--- Start DATA ROWS ---

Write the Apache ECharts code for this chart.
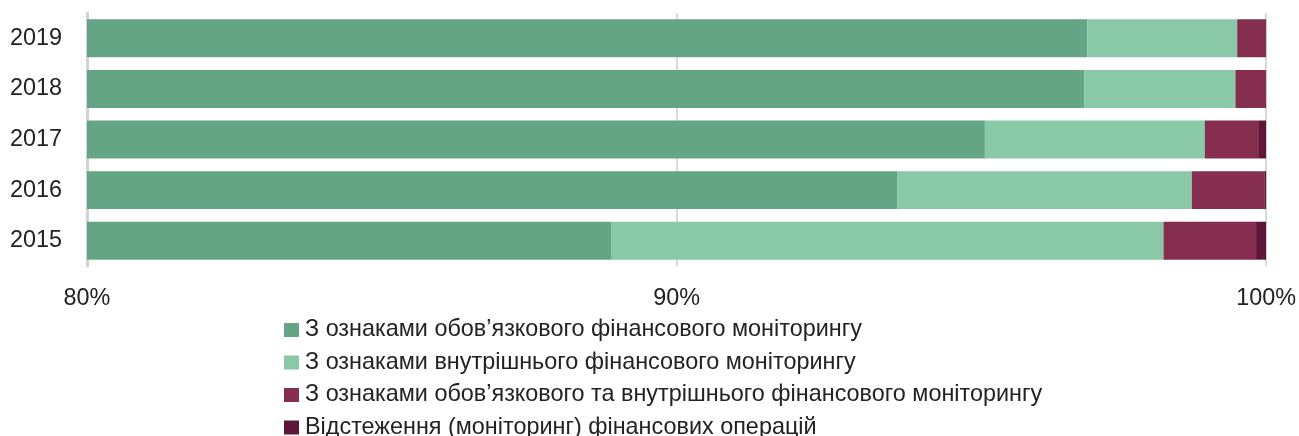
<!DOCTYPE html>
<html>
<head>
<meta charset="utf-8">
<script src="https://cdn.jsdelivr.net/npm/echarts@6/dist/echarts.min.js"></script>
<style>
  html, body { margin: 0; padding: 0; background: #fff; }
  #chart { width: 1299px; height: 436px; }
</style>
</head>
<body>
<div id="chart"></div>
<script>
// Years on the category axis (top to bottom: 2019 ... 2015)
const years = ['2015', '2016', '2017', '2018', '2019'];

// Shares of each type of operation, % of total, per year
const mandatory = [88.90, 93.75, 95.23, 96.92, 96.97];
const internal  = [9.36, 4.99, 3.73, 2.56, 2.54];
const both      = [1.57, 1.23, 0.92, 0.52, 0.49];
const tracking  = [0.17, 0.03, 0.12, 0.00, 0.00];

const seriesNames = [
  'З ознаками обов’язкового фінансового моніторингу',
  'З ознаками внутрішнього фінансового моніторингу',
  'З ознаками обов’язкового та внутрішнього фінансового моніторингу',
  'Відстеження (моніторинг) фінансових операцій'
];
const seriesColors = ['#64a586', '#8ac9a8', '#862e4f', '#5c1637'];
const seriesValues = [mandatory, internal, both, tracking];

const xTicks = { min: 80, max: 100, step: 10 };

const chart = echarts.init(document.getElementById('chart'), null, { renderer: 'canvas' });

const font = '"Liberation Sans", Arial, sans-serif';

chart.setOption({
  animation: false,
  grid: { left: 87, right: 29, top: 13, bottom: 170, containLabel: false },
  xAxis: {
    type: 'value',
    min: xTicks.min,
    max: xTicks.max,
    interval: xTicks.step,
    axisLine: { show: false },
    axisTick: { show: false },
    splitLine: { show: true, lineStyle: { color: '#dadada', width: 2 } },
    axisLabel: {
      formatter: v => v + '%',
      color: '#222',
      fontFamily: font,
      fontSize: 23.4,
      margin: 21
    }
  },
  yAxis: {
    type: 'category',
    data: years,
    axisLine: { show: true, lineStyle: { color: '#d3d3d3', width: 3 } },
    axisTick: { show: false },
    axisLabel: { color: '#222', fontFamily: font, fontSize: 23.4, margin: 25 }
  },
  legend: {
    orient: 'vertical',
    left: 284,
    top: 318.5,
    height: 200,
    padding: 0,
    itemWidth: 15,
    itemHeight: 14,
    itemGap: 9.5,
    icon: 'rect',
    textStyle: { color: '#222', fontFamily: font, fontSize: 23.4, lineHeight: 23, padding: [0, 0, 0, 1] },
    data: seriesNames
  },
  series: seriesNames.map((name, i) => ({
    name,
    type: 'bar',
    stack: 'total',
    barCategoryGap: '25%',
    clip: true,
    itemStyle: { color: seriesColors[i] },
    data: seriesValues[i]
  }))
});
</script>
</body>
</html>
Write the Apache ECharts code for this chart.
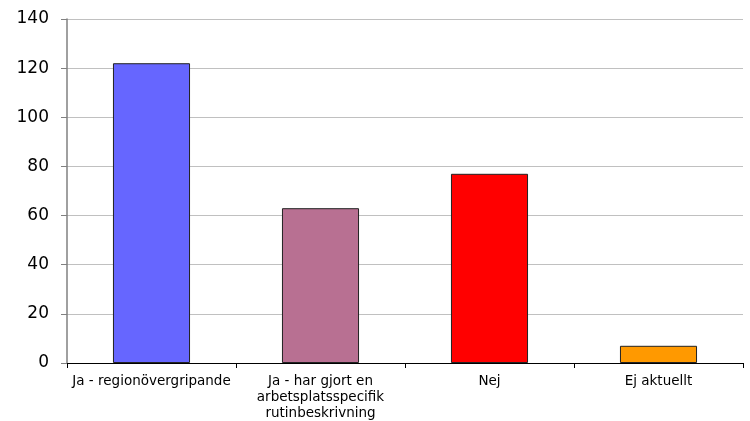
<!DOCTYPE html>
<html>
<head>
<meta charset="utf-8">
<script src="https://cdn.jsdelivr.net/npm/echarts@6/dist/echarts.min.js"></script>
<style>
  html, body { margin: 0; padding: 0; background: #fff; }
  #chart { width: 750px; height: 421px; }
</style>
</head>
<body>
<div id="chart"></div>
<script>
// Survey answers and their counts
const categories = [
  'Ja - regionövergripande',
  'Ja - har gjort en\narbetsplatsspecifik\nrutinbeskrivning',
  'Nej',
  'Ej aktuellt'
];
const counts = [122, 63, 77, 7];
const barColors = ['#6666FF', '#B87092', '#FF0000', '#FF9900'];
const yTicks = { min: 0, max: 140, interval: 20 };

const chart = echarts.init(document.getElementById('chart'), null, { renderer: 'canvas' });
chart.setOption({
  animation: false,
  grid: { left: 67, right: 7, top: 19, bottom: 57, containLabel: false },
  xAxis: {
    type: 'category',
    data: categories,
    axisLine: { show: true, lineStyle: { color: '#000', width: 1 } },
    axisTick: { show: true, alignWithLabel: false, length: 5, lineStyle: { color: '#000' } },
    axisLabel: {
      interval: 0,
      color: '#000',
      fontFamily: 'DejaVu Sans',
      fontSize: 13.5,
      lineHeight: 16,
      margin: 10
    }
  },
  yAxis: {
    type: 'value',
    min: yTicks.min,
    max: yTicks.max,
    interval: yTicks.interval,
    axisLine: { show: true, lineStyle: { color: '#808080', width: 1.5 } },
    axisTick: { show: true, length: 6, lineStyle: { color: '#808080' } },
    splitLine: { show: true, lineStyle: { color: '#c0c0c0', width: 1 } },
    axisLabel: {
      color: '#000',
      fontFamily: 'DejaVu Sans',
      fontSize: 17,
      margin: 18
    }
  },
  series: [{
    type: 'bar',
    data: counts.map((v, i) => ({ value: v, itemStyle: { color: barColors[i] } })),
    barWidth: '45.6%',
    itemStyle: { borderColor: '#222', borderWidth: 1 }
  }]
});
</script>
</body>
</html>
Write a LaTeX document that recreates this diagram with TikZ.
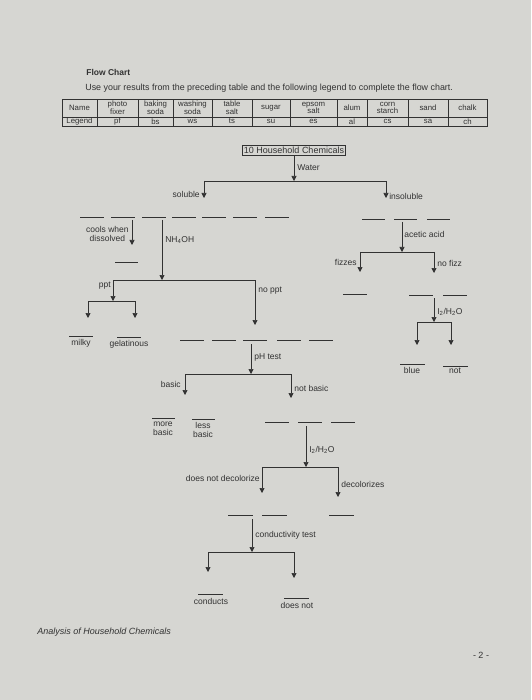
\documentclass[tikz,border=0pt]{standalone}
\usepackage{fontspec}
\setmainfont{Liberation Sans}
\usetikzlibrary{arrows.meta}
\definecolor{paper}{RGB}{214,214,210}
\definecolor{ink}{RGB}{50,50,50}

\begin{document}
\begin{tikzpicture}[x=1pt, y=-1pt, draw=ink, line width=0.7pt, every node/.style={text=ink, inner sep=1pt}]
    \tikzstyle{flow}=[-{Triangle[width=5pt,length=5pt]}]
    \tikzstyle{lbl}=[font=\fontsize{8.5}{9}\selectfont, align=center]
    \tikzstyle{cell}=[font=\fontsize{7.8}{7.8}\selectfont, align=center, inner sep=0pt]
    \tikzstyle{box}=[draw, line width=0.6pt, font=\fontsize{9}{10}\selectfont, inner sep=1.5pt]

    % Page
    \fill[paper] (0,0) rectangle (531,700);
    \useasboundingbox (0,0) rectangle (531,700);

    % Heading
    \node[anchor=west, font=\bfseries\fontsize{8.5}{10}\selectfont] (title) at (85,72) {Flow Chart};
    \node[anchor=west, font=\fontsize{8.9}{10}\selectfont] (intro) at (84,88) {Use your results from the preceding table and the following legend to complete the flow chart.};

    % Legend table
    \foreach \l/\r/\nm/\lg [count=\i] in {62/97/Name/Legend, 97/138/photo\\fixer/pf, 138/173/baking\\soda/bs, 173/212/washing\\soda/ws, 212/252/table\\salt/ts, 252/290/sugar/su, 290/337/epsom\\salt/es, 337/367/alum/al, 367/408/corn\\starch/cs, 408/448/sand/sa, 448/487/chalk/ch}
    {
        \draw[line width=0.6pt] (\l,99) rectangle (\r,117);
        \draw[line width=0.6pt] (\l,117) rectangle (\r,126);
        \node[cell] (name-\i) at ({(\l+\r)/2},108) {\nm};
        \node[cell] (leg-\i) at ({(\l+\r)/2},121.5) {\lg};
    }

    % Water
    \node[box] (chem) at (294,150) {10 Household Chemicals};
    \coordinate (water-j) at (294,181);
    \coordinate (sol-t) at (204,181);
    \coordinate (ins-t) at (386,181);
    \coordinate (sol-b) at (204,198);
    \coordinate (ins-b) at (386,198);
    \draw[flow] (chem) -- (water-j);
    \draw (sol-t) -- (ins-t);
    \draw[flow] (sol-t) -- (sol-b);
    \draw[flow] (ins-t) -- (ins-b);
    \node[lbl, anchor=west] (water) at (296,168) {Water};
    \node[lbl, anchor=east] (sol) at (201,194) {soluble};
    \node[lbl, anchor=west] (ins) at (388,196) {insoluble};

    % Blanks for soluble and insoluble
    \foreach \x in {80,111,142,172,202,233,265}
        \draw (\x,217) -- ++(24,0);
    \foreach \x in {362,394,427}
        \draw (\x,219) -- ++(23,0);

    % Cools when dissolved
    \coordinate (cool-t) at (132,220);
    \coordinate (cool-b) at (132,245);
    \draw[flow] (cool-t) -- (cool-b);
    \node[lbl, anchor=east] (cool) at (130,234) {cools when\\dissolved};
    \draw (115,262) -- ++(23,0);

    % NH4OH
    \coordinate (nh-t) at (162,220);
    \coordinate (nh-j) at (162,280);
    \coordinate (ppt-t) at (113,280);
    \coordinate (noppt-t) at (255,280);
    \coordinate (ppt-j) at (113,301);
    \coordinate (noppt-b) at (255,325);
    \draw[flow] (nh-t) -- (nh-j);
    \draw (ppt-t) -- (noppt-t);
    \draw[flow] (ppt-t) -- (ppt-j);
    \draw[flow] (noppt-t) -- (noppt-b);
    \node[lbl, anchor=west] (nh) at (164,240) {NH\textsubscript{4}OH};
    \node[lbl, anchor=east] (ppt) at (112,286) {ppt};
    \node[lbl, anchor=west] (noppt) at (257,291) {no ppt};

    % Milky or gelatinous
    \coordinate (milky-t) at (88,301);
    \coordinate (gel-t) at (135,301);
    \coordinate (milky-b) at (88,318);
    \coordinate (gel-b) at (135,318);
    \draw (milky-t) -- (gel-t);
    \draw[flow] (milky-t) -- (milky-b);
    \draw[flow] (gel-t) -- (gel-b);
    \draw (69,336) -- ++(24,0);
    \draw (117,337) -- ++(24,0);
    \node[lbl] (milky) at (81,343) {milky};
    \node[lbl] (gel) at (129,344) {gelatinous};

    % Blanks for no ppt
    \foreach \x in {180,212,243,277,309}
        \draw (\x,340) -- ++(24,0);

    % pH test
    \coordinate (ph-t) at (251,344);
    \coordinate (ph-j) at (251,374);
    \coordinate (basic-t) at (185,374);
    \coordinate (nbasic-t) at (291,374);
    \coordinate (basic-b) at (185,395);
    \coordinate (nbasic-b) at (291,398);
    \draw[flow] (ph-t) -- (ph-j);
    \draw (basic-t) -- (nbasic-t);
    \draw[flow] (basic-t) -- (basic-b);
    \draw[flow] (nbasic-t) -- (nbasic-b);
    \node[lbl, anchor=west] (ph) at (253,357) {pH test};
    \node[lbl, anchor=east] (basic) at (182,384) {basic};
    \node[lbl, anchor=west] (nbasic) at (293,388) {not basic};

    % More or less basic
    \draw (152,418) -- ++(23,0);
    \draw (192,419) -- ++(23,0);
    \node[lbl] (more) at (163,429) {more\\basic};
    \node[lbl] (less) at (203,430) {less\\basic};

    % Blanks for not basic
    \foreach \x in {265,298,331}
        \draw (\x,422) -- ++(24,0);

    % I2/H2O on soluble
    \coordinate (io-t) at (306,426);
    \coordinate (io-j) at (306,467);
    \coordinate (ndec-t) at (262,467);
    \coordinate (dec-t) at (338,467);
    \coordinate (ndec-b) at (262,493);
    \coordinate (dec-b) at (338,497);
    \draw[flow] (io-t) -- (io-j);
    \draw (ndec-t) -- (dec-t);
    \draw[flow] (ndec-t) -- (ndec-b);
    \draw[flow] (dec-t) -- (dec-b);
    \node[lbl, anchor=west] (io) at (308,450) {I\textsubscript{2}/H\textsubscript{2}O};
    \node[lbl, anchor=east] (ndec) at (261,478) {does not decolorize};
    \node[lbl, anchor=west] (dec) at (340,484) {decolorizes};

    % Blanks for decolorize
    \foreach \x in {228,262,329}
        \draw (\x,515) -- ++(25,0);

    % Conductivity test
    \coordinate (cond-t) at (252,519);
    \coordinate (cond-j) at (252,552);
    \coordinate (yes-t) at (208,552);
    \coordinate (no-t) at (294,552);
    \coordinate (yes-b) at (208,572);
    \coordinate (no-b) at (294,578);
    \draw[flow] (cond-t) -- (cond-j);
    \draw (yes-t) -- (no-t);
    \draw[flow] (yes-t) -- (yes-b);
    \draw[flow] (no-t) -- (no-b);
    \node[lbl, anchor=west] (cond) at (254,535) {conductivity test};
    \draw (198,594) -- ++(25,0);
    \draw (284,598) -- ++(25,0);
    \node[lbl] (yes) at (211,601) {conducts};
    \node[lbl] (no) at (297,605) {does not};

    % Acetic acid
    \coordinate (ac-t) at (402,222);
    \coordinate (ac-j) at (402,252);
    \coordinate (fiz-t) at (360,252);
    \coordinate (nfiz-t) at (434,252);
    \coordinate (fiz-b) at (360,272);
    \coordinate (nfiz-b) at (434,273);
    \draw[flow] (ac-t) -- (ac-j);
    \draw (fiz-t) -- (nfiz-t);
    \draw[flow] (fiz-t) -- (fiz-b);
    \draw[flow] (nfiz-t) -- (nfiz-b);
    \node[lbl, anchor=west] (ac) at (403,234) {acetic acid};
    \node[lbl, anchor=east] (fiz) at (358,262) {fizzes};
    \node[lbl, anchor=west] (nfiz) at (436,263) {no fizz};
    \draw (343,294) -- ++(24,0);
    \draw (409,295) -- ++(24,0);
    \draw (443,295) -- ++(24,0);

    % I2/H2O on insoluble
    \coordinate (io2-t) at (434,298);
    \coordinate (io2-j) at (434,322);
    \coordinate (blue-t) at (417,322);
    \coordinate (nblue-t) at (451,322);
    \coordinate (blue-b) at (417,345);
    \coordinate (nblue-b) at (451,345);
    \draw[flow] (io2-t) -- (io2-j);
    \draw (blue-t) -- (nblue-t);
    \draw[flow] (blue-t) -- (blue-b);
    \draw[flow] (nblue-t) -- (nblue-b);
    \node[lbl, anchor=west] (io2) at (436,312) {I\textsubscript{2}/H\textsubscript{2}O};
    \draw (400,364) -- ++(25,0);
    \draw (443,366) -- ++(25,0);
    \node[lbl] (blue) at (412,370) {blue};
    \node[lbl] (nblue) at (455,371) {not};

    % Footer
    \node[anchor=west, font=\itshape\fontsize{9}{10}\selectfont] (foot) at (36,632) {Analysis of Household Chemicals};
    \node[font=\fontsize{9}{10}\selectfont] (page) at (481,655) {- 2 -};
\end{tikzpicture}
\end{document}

--- End DATA ROWS ---

THE EXERCISE: Only the lines from the start of the records through the line containing "0.12, 0.00, 0.00];" should be repeated, word for word, with the pictures left out.

SOLVED PROBLEM:
Write the Apache ECharts code for this chart.
<!DOCTYPE html>
<html>
<head>
<meta charset="utf-8">
<script src="https://cdn.jsdelivr.net/npm/echarts@6/dist/echarts.min.js"></script>
<style>
  html, body { margin: 0; padding: 0; background: #fff; }
  #chart { width: 1299px; height: 436px; }
</style>
</head>
<body>
<div id="chart"></div>
<script>
// Years on the category axis (top to bottom: 2019 ... 2015)
const years = ['2015', '2016', '2017', '2018', '2019'];

// Shares of each type of operation, % of total, per year
const mandatory = [88.90, 93.75, 95.23, 96.92, 96.97];
const internal  = [9.36, 4.99, 3.73, 2.56, 2.54];
const both      = [1.57, 1.23, 0.92, 0.52, 0.49];
const tracking  = [0.17, 0.03, 0.12, 0.00, 0.00];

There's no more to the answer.